Peter operates a mobile overdose prevention van, which he parks in Glasgow city centre. The van gives drug users a space to safely inject, which saves lives due to its supply of clean needles and naloxone, a medication that helps counteract the effects of an overdose. The trained employees also provide an opportunity for advice and referrals for drug treatment, mental health services, wound care, blood testing and other support.
What Peter is doing has no legal framework. He was given a caution for allegedly obstructing police in the course of search while running his van in Glasgow, but he refused to accept the caution and the Crown Office has told him he won’t face any further court action.
This is hugely positive news for the people who he is helping, who don’t have anywhere else to turn. Scottish campaigners have also called for more action, including safe injecting rooms, decriminalisation of drugs and increased access to treatment services.
And no one knows the need for these services better than Peter. Decades ago, he was homeless for a number of years and injected drugs on the street. Peter says he is only still here because paramedics were there to administer Naloxone. Harm reduction kept him alive and it gave him opportunities to explore other avenues in life.
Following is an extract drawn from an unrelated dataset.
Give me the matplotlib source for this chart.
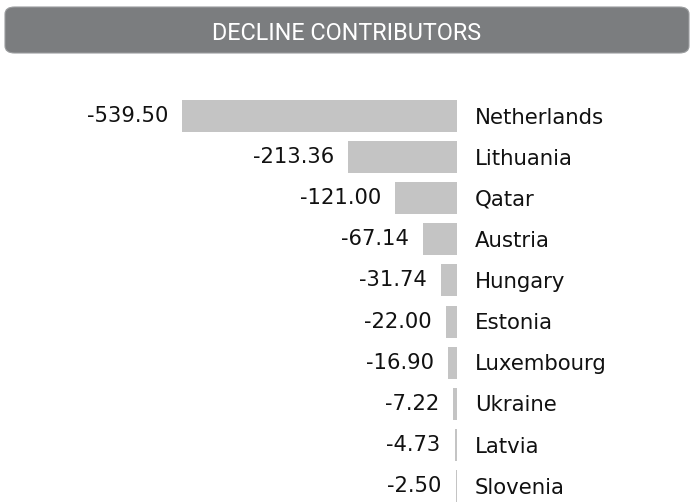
import matplotlib
matplotlib.use("Agg")
import matplotlib.pyplot as plt
from matplotlib.patches import FancyBboxPatch

countries = ["Netherlands", "Lithuania", "Qatar", "Austria", "Hungary",
             "Estonia", "Luxembourg", "Ukraine", "Latvia", "Slovenia"]
changes = [-539.50, -213.36, -121.00, -67.14, -31.74,
           -22.00, -16.90, -7.22, -4.73, -2.50]
title = "DECLINE CONTRIBUTORS"

W, H, DPI = 691, 504, 100
fig = plt.figure(figsize=(W / DPI, H / DPI), dpi=DPI)
fig.patch.set_facecolor("white")

# header band
hdr = FancyBboxPatch((5 / W, 1 - 53 / H), 684 / W, 46 / H,
                     boxstyle="round,pad=0,rounding_size=0.014",
                     transform=fig.transFigure, facecolor="#7b7d7f",
                     edgecolor="#9a9c9e", linewidth=0.8)
fig.patches.append(hdr)
fig.text(347 / W, 1 - 31 / H, title, ha="center", va="center_baseline",
         color="white", fontsize=16.8, family="Roboto")

# bars: zero line at x=457px, 0.5097 px per unit; rows every 41.1px from y=116
px_per_unit = 0.5097
zero_px = 457
row0, step = 116, 370 / 9
ax = fig.add_axes([0, 0, 1, 1])
ax.set_xlim(-zero_px / px_per_unit, (W - zero_px) / px_per_unit)
ax.set_ylim((H - row0) / step, -row0 / step)
ax.axis("off")

ys = list(range(len(countries)))
ax.barh(ys, changes, height=32 / step, color="#c4c4c4", linewidth=0)
for y, v, name in zip(ys, changes, countries):
    ax.annotate(f"{v:.2f}", (v, y), xytext=(-10, 0), textcoords="offset points",
                ha="right", va="center", fontsize=15.2, color="#111111")
    ax.annotate(name, (0, y), xytext=(13, -1.2), textcoords="offset points",
                ha="left", va="center", fontsize=15.3, color="#111111")

fig.savefig("out.png", dpi=DPI)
He is now married with children and is channelling his energy into trying to bring about change.
Harm reduction really can save lives.
In other parts of the world, such as Canada, Australia and many other European countries, drug consumption rooms or medically supervised injection sites have shown to be a great tool for harm reduction. Harm reduction also has benefits for everyone: less wasted police time, less anti-social behaviour, less discarded equipment and a reduced burden on the criminal justice system.
As a member of the Global Commission on Drug Policy, I have for years argued that the so-called war on drugs has been a costly failure that has achieved nothing to make societies and communities safer.
What is needed now in Britain and elsewhere is a fresh start for drug policy, which would save lives, make communities safer and reduce the burden on scarce public resources. That’s what evidence-based policy is all about, and I know it would be met with overwhelming popular support.